Turning to the FYS on Asian Immigrants, the next few years will see some large changes regarding the core curriculum at Pepperdine. Next semester may be my last chance to offer this course, which I’d previously taught as a history course. Since I plan to offer Asian American history as an upper-division elective in the new core, I thought of this FYS as an opportunity to do something different before the changes.

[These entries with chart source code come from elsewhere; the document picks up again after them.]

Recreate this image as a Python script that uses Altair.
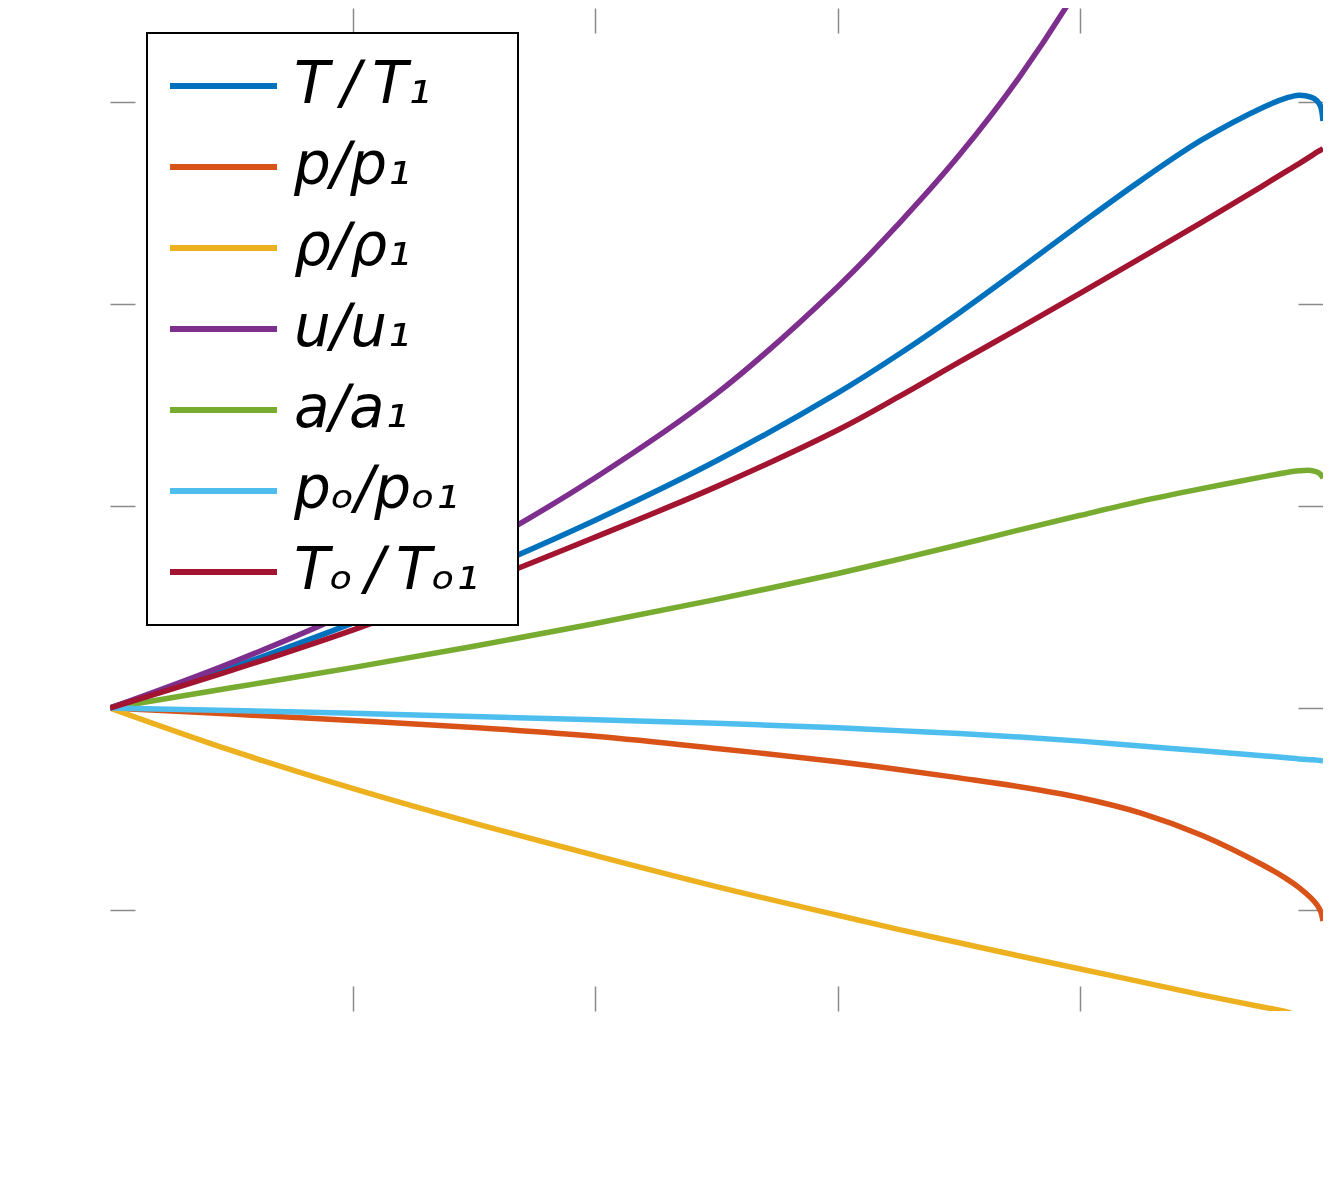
import altair as alt
import pandas as pd

# x position (normalised), shared by all series
x_vals = [0, 0.1, 0.2, 0.3, 0.4, 0.5, 0.6, 0.65, 0.7, 0.75, 0.8, 0.85, 0.9, 0.95, 0.97, 0.98, 0.99, 0.995, 0.998, 1.0]

T_T1 = [1.000, 1.100, 1.210, 1.332, 1.465, 1.612, 1.780, 1.875, 1.978, 2.087, 2.198, 2.306, 2.406, 2.486, 2.510, 2.517, 2.512, 2.503, 2.489, 2.453]
p_p1 = [1.000, 0.985, 0.969, 0.952, 0.930, 0.900, 0.867, 0.848, 0.827, 0.805, 0.778, 0.740, 0.685, 0.612, 0.577, 0.556, 0.530, 0.513, 0.497, 0.473]
rho_rho1 = [1.000, 0.895, 0.801, 0.715, 0.635, 0.558, 0.487, 0.452, 0.419, 0.386, 0.354, 0.322, 0.290, 0.260, 0.248, 0.237, 0.223, 0.212, 0.202, 0.190]
u_u1 = [1.000, 1.112, 1.240, 1.392, 1.570, 1.778, 2.043, 2.198, 2.368, 2.563, 2.793, 3.07, 3.42, 3.85, 4.03, 4.22, 4.48, 4.72, 4.95, 5.26]
a_a1 = [1.000, 1.050, 1.100, 1.153, 1.209, 1.269, 1.333, 1.368, 1.404, 1.441, 1.477, 1.512, 1.543, 1.572, 1.583, 1.587, 1.588, 1.584, 1.578, 1.569]
po_po1 = [1.000, 0.994, 0.987, 0.979, 0.971, 0.962, 0.951, 0.944, 0.937, 0.928, 0.918, 0.906, 0.894, 0.882, 0.877, 0.874, 0.872, 0.871, 0.870, 0.869]
To_To1 = [1.000, 1.093, 1.193, 1.303, 1.423, 1.548, 1.688, 1.770, 1.856, 1.941, 2.027, 2.114, 2.202, 2.292, 2.329, 2.347, 2.366, 2.376, 2.381, 2.385]

series_names = [
    "T\u2009/\u2009T\u2081",
    "p/p\u2081",
    "\u03c1/\u03c1\u2081",
    "u/u\u2081",
    "a/a\u2081",
    "p\u2092/p\u2092\u2081",
    "T\u2092\u2009/\u2009T\u2092\u2081",
]
series_values = [T_T1, p_p1, rho_rho1, u_u1, a_a1, po_po1, To_To1]
series_colors = ["#0072BD", "#D95319", "#EDB120", "#7E2F8E", "#77AC30", "#4DBEEE", "#A2142F"]

x_ticks = [0.2, 0.4, 0.6, 0.8]
y_ticks = [0.5, 1.0, 1.5, 2.0, 2.5]

rows = []
for k, (name, vals) in enumerate(zip(series_names, series_values)):
    for i, (xv, yv) in enumerate(zip(x_vals, vals)):
        rows.append({"x": xv, "y": yv, "series": name, "k": k, "i": i})
df = pd.DataFrame(rows)

xs = alt.Scale(domain=[0, 1], nice=False, zero=False)
ys = alt.Scale(domain=[0.25, 2.7327], nice=False, zero=False)

tick_style = dict(labels=False, domain=False, grid=False, ticks=True,
                  tickSize=25, offset=-25, tickColor="#8a8a8a", tickWidth=1.5, title=None)

legend = alt.Legend(
    orient="none", legendX=37, legendY=25, title=None,
    fillColor="white", strokeColor="black",
    padding=20, rowPadding=15, clipHeight=66,
    symbolType="stroke", symbolSize=11449, symbolStrokeWidth=6,
    labelFont="DejaVu Sans", labelFontStyle="italic", labelFontSize=58,
    labelColor="black", labelOffset=14, labelLimit=1000,
    labelExpr="datum.label + ' \u200b'",
)

lines = alt.Chart(df).mark_line(clip=True, strokeWidth=5.5, interpolate="catmull-rom").encode(
    x=alt.X("x:Q", scale=xs, axis=alt.Axis(orient="bottom", values=x_ticks, **tick_style)),
    y=alt.Y("y:Q", scale=ys, axis=alt.Axis(orient="left", values=y_ticks, **tick_style)),
    color=alt.Color("series:N", scale=alt.Scale(domain=series_names, range=series_colors),
                    sort=series_names, legend=legend),
    order=alt.Order("i:Q"),
)

ghost = alt.Chart(df).mark_line(clip=True, strokeOpacity=0).encode(
    x=alt.X("x:Q", scale=xs, axis=alt.Axis(orient="top", values=x_ticks, **tick_style)),
    y=alt.Y("y:Q", scale=ys, axis=alt.Axis(orient="right", values=y_ticks, **tick_style)),
    detail="series:N",
)

chart = alt.layer(ghost, lines).resolve_axis(x="independent", y="independent").properties(
    width=1213, height=1003,
    padding={"left": 102, "top": 0, "right": 0, "bottom": 100},
    autosize=alt.AutoSizeParams(type="none"),
    background="white",
).configure_view(strokeWidth=0).configure_legend(strokeWidth=2)

chart.save("out.html", embed_options={"renderer": "svg", "actions": False})
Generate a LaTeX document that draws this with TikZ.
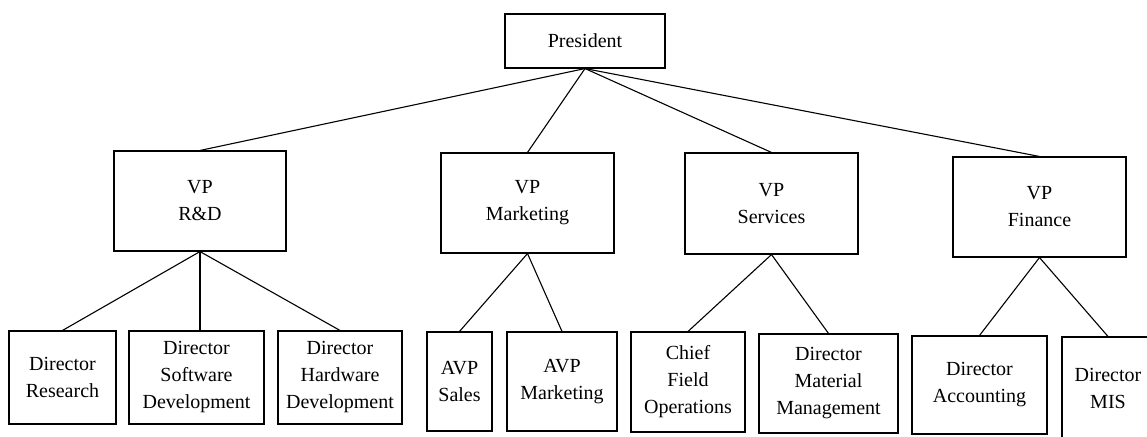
\documentclass[tikz,border=0pt]{standalone}
\usepackage{fontspec}
\setmainfont{Liberation Serif}
\usepackage{tikz}
\usetikzlibrary{positioning}

\begin{document}
\begin{tikzpicture}[x=1pt, y=-1pt,
    box/.style={draw, line width=1.1pt, align=center, inner sep=0pt,
                font=\fontsize{20}{27}\selectfont},
    link/.style={line width=1.1pt}]

    % =================================================================
    % 1. KHUNG HÌNH
    % =================================================================
    \clip (0,0) rectangle (1147,436);

    % =================================================================
    % 2. CẤP CAO NHẤT VÀ CÁC PHÓ CHỦ TỊCH
    % =================================================================
    \node[box, minimum width=160, minimum height=54] (pres) at (585,41) {President};

    \node[box, minimum width=172, minimum height=100] (vprd) at (200,201) {VP\\R\&D};
    \node[box, minimum width=173, minimum height=100] (vpmk) at (527.5,203) {VP\\Marketing};
    \node[box, minimum width=173, minimum height=101] (vpsv) at (771.5,203.5) {VP\\Services};
    \node[box, minimum width=173, minimum height=100] (vpfn) at (1039.5,207) {VP\\Finance};

    % =================================================================
    % 3. CẤP GIÁM ĐỐC
    % =================================================================
    \node[box, minimum width=107, minimum height=93] (dres) at (62.5,377.5) {Director\\Research};
    \node[box, minimum width=135, minimum height=93] (dsw) at (196.5,377.5) {Director\\Software\\Development};
    \node[box, minimum width=124, minimum height=93] (dhw) at (340,377.5) {Director\\Hardware\\Development};

    \node[box, minimum width=65, minimum height=99] (avps) at (459.5,381.5) {AVP\\Sales};
    \node[box, minimum width=110, minimum height=99] (avpm) at (562,381.5) {AVP\\Marketing};

    \node[box, minimum width=114, minimum height=100] (cfo) at (688,382) {Chief\\Field\\Operations};
    \node[box, minimum width=139, minimum height=99] (dmm) at (828.5,383.5) {Director\\Material\\Management};

    \node[box, minimum width=135, minimum height=98] (dacc) at (979.5,385) {Director\\Accounting};
    \node[box, minimum width=92, minimum height=103] (dmis) at (1108,388.5) {Director\\MIS};

    % =================================================================
    % 4. CÁC ĐƯỜNG NỐI
    % =================================================================
    \draw[link] (pres.south) -- (vprd.north);
    \draw[link] (pres.south) -- (vpmk.north);
    \draw[link] (pres.south) -- (vpsv.north);
    \draw[link] (pres.south) -- (vpfn.north);

    \draw[link] (vprd.south) -- (dres.north);
    \draw[link] (vprd.south) -- (vprd.south |- dsw.north);
    \draw[link] (vprd.south) -- (dhw.north);

    \draw[link] (vpmk.south) -- (avps.north);
    \draw[link] (vpmk.south) -- (avpm.north);

    \draw[link] (vpsv.south) -- (cfo.north);
    \draw[link] (vpsv.south) -- (dmm.north);

    \draw[link] (vpfn.south) -- (dacc.north);
    \draw[link] (vpfn.south) -- (dmis.north);

\end{tikzpicture}
\end{document}
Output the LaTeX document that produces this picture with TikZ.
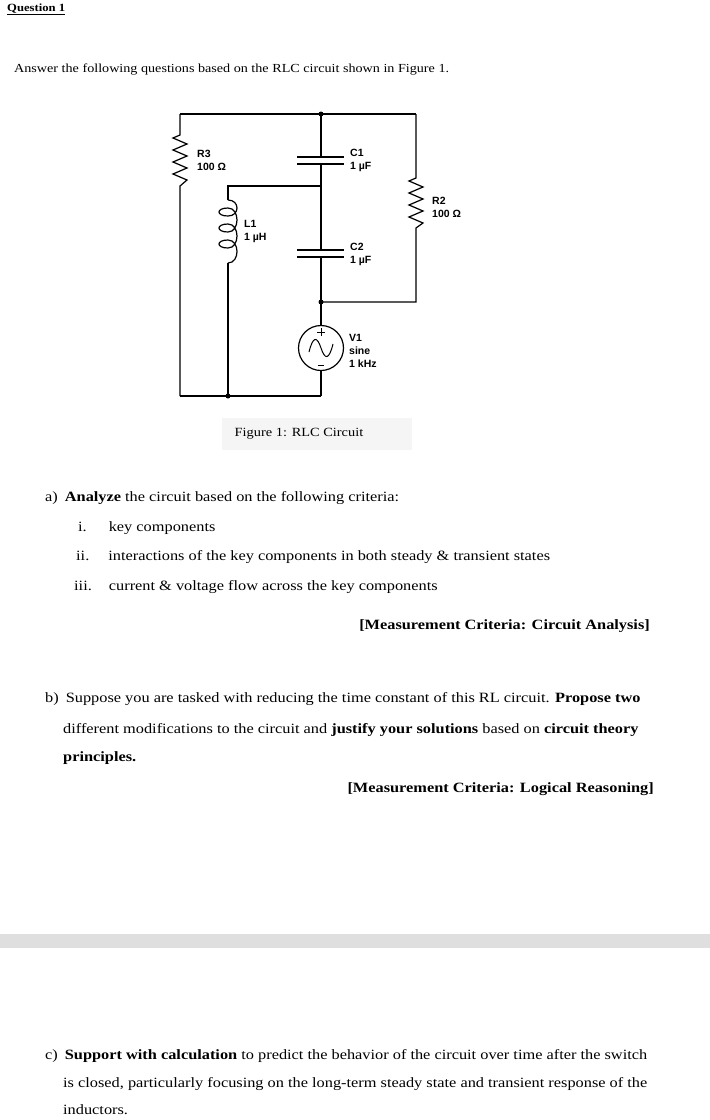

Like Great Books V, there are many options for a reading list about the Asian American experience. Or, experiences. The plural is deliberate. Different Asian ethnic groups have experienced certain things in common, including anti-Asian discrimination on the one hand and the model minority stereotype on the other hand. But they came from different countries and carried different backgrounds and experiences. Their initial encounters with American society have also varied in some aspects. Even the experiences of prejudice might be different. Chinese immigrants, for instance, faced the harshest level of discrimination during the nineteenth and early twentieth centuries than their Japanese and South Asian counterparts.
As a result, I compiled a list that indicates the variety of ethnic backgrounds and experiences. It’s also helpful to have a chronological trajectory reflecting the historical waves of Asian immigration. Since this class is for first-year students–and carries three units rather than four for Great Books–there would be less reading than Great Books V. Over last week, I considered the options while weighing various goals in mind. I revised the reading list several times before settling another quartet of novels along with two collections of short stories.
They are scheduled according to the chronological trajectory that I’d used in the history course.
- Ruthian Lum McCunn, Thousand Pieces of Gold (1981), on nineteenth-century Chinese immigrants in the West Coast.
- Toshio Mori, Yokohama, California (1949), a Japanese community during the 1930s and 1940s.
- Kim Ronyoung, Clay Walls (1987), Korean immigrants from the 1920s to the 1950s in Los Angeles.
- Carlos Bulosan, America Is in the Heart (1946), immigrants from the Philippines in the West Coast from the 1920s to the 1940s. This semi-autobiographical novel is the longest by far on this list.
- Jhumpa Lahiri, Interpreter of Maladies (1999), immigrants from India living in the Northeast.
- Ocean Vuong, On Earth We’re Briefly Gorgeous (2019), refugees and immigrants from Vietnam in the Northeast and Midwest.
There are other works worthy of inclusion such as Younghill Kang, East Goes West (1937); John Okada, No-No Boy (1957); Louis Chu, Eat a Bowl of Tea (1961); and Amy Tan, The Joy Luck Club (1989). They tend to be longer, which, again, played a role in my final decisions.
In all, there will be nine novels and two collections of short stories in these two courses during next fall. Over this summer, I will be rereading them alongside a good deal of scholarship about them. As I was about to complete the syllabi, I came across a nice quotation about reading literary fiction from, of all places, the Harvard Business Review. Well, it actually makes sense since this quotation is about potential employers of college graduates. I have inserted this quotation on the first page of the syllabus. Will it motivate the kids to read well? I hope so but, again, we shall see.
First, though, is a complete break from all things related to teaching.